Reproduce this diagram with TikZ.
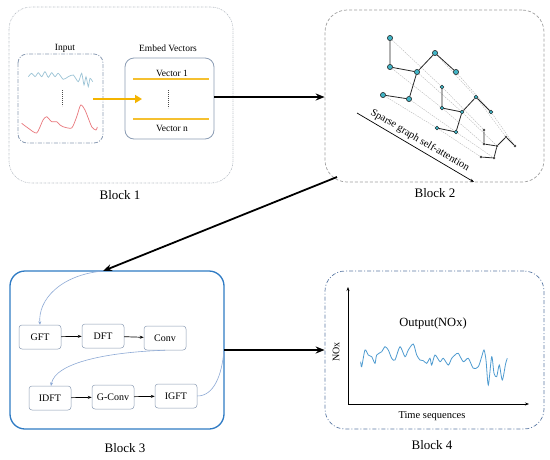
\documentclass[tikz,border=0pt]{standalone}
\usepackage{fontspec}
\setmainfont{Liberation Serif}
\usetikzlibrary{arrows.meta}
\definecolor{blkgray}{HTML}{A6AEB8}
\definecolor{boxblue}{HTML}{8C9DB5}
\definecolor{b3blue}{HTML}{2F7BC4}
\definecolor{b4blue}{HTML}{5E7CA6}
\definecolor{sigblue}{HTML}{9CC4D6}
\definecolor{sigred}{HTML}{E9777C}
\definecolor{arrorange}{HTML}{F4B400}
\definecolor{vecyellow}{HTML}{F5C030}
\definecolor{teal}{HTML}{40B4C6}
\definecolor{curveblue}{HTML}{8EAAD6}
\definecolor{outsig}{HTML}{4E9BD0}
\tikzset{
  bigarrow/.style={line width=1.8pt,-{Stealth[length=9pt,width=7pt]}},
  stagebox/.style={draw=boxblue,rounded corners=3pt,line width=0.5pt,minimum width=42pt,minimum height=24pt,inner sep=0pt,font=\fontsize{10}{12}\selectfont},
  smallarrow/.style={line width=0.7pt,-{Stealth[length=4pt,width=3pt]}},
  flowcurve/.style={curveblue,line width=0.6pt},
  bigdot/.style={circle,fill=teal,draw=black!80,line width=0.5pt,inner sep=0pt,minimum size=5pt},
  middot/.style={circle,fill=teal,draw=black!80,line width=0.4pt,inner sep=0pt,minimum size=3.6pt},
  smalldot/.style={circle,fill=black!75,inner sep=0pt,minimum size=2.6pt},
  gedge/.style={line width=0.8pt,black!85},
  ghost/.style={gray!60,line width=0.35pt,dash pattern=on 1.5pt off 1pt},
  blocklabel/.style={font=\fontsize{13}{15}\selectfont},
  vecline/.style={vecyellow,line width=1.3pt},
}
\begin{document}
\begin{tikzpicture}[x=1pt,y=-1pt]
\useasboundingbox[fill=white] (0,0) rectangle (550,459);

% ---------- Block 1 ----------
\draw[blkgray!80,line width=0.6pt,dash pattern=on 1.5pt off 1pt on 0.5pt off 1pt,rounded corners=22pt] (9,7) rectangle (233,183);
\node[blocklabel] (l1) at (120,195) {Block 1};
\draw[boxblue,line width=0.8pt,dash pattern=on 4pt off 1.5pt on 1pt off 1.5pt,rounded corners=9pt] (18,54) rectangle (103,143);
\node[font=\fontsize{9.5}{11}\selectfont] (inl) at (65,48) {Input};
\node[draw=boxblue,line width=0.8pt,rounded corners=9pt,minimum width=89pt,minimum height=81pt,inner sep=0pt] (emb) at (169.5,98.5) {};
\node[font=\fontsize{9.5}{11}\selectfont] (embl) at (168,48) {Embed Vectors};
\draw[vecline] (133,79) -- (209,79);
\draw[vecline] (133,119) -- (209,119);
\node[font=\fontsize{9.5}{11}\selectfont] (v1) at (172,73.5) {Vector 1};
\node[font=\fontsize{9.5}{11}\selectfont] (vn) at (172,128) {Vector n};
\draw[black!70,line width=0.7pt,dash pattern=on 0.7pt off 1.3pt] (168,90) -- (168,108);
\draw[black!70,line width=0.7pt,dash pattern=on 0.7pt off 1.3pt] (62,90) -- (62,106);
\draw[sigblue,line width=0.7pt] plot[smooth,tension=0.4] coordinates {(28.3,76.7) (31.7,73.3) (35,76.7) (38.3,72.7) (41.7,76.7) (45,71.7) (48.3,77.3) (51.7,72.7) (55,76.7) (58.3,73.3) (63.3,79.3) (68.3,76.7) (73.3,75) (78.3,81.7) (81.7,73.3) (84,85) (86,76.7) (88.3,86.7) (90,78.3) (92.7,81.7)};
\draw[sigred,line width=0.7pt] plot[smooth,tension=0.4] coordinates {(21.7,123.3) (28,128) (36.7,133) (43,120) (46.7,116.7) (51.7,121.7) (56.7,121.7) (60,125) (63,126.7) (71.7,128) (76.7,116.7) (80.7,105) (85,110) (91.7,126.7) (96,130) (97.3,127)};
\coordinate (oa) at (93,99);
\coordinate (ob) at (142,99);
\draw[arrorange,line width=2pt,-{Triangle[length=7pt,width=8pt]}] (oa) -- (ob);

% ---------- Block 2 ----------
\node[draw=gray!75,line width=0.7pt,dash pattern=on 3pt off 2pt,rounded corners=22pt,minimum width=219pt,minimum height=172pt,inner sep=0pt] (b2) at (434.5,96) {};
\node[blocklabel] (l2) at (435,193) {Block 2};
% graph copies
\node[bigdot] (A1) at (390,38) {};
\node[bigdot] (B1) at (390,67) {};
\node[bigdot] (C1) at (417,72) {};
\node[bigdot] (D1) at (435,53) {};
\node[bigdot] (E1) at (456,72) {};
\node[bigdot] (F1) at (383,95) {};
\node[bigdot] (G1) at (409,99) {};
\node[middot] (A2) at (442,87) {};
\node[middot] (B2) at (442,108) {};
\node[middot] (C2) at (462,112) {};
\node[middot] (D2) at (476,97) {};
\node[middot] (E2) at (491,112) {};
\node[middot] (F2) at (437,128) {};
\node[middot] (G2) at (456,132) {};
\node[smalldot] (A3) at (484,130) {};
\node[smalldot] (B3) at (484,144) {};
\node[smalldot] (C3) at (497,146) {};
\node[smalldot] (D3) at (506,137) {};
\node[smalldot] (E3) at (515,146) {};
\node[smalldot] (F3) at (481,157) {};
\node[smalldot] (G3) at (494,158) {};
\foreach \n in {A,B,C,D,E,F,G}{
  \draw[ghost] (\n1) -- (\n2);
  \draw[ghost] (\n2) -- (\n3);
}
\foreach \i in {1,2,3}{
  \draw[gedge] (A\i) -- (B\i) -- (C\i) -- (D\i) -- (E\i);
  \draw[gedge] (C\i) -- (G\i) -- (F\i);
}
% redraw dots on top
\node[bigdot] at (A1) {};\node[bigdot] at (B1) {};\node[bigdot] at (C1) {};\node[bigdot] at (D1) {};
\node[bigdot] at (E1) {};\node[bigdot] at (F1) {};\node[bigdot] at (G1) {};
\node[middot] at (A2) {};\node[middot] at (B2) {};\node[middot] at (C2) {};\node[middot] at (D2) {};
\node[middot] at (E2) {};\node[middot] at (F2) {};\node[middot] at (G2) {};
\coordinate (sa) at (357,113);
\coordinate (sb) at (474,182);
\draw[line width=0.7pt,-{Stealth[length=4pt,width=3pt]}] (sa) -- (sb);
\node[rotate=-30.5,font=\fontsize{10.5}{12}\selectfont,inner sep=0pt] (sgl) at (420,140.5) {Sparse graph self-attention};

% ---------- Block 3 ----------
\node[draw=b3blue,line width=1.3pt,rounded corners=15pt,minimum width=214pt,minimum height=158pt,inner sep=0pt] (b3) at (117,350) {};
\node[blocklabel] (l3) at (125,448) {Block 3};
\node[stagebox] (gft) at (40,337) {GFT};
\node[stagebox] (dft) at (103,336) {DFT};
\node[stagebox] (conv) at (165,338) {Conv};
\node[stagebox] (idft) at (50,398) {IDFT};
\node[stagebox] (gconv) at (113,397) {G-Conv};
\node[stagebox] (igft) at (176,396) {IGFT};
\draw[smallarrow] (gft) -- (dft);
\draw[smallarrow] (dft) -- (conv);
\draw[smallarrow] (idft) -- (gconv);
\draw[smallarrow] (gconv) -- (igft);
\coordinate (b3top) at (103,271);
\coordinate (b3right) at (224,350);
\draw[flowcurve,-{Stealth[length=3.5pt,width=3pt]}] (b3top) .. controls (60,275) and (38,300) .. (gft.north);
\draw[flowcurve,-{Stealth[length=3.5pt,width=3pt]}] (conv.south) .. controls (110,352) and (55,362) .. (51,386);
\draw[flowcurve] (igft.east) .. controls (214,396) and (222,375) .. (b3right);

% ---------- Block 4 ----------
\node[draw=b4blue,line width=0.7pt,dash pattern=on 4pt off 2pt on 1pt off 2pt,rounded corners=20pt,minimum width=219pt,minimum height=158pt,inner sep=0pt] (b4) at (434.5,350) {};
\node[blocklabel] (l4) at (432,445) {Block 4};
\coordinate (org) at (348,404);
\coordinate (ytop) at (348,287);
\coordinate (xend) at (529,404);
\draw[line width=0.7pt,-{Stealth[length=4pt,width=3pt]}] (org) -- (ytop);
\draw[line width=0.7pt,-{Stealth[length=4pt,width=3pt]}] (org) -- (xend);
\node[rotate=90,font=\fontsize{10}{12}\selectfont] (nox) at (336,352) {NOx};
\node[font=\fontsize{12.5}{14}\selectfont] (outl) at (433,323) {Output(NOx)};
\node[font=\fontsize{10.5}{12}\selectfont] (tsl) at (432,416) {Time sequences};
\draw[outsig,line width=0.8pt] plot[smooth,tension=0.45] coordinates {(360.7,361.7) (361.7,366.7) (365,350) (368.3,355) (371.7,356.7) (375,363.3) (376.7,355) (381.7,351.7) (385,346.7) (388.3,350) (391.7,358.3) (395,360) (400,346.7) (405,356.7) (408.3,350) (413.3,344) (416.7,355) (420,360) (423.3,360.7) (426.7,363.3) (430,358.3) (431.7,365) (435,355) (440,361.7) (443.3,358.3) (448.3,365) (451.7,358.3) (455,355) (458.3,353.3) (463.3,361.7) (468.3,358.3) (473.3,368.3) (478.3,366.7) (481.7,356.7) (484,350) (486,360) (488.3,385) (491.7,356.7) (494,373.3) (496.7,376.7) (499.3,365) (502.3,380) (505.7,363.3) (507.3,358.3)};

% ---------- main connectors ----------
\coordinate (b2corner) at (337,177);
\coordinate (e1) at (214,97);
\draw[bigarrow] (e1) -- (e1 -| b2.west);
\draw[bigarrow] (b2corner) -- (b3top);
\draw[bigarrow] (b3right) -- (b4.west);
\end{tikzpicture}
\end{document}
※ ※ ※
* SHORT PROBLEM
Give again, word for word, every line from the top of the data above to the line holding "(0,0) rectangle (550,459);", inclusive, with the pictures left out.

* RESPONSE
Reproduce this diagram with TikZ.
\documentclass[tikz,border=0pt]{standalone}
\usepackage{fontspec}
\setmainfont{Liberation Serif}
\usetikzlibrary{arrows.meta}
\definecolor{blkgray}{HTML}{A6AEB8}
\definecolor{boxblue}{HTML}{8C9DB5}
\definecolor{b3blue}{HTML}{2F7BC4}
\definecolor{b4blue}{HTML}{5E7CA6}
\definecolor{sigblue}{HTML}{9CC4D6}
\definecolor{sigred}{HTML}{E9777C}
\definecolor{arrorange}{HTML}{F4B400}
\definecolor{vecyellow}{HTML}{F5C030}
\definecolor{teal}{HTML}{40B4C6}
\definecolor{curveblue}{HTML}{8EAAD6}
\definecolor{outsig}{HTML}{4E9BD0}
\tikzset{
  bigarrow/.style={line width=1.8pt,-{Stealth[length=9pt,width=7pt]}},
  stagebox/.style={draw=boxblue,rounded corners=3pt,line width=0.5pt,minimum width=42pt,minimum height=24pt,inner sep=0pt,font=\fontsize{10}{12}\selectfont},
  smallarrow/.style={line width=0.7pt,-{Stealth[length=4pt,width=3pt]}},
  flowcurve/.style={curveblue,line width=0.6pt},
  bigdot/.style={circle,fill=teal,draw=black!80,line width=0.5pt,inner sep=0pt,minimum size=5pt},
  middot/.style={circle,fill=teal,draw=black!80,line width=0.4pt,inner sep=0pt,minimum size=3.6pt},
  smalldot/.style={circle,fill=black!75,inner sep=0pt,minimum size=2.6pt},
  gedge/.style={line width=0.8pt,black!85},
  ghost/.style={gray!60,line width=0.35pt,dash pattern=on 1.5pt off 1pt},
  blocklabel/.style={font=\fontsize{13}{15}\selectfont},
  vecline/.style={vecyellow,line width=1.3pt},
}
\begin{document}
\begin{tikzpicture}[x=1pt,y=-1pt]
\useasboundingbox[fill=white] (0,0) rectangle (550,459);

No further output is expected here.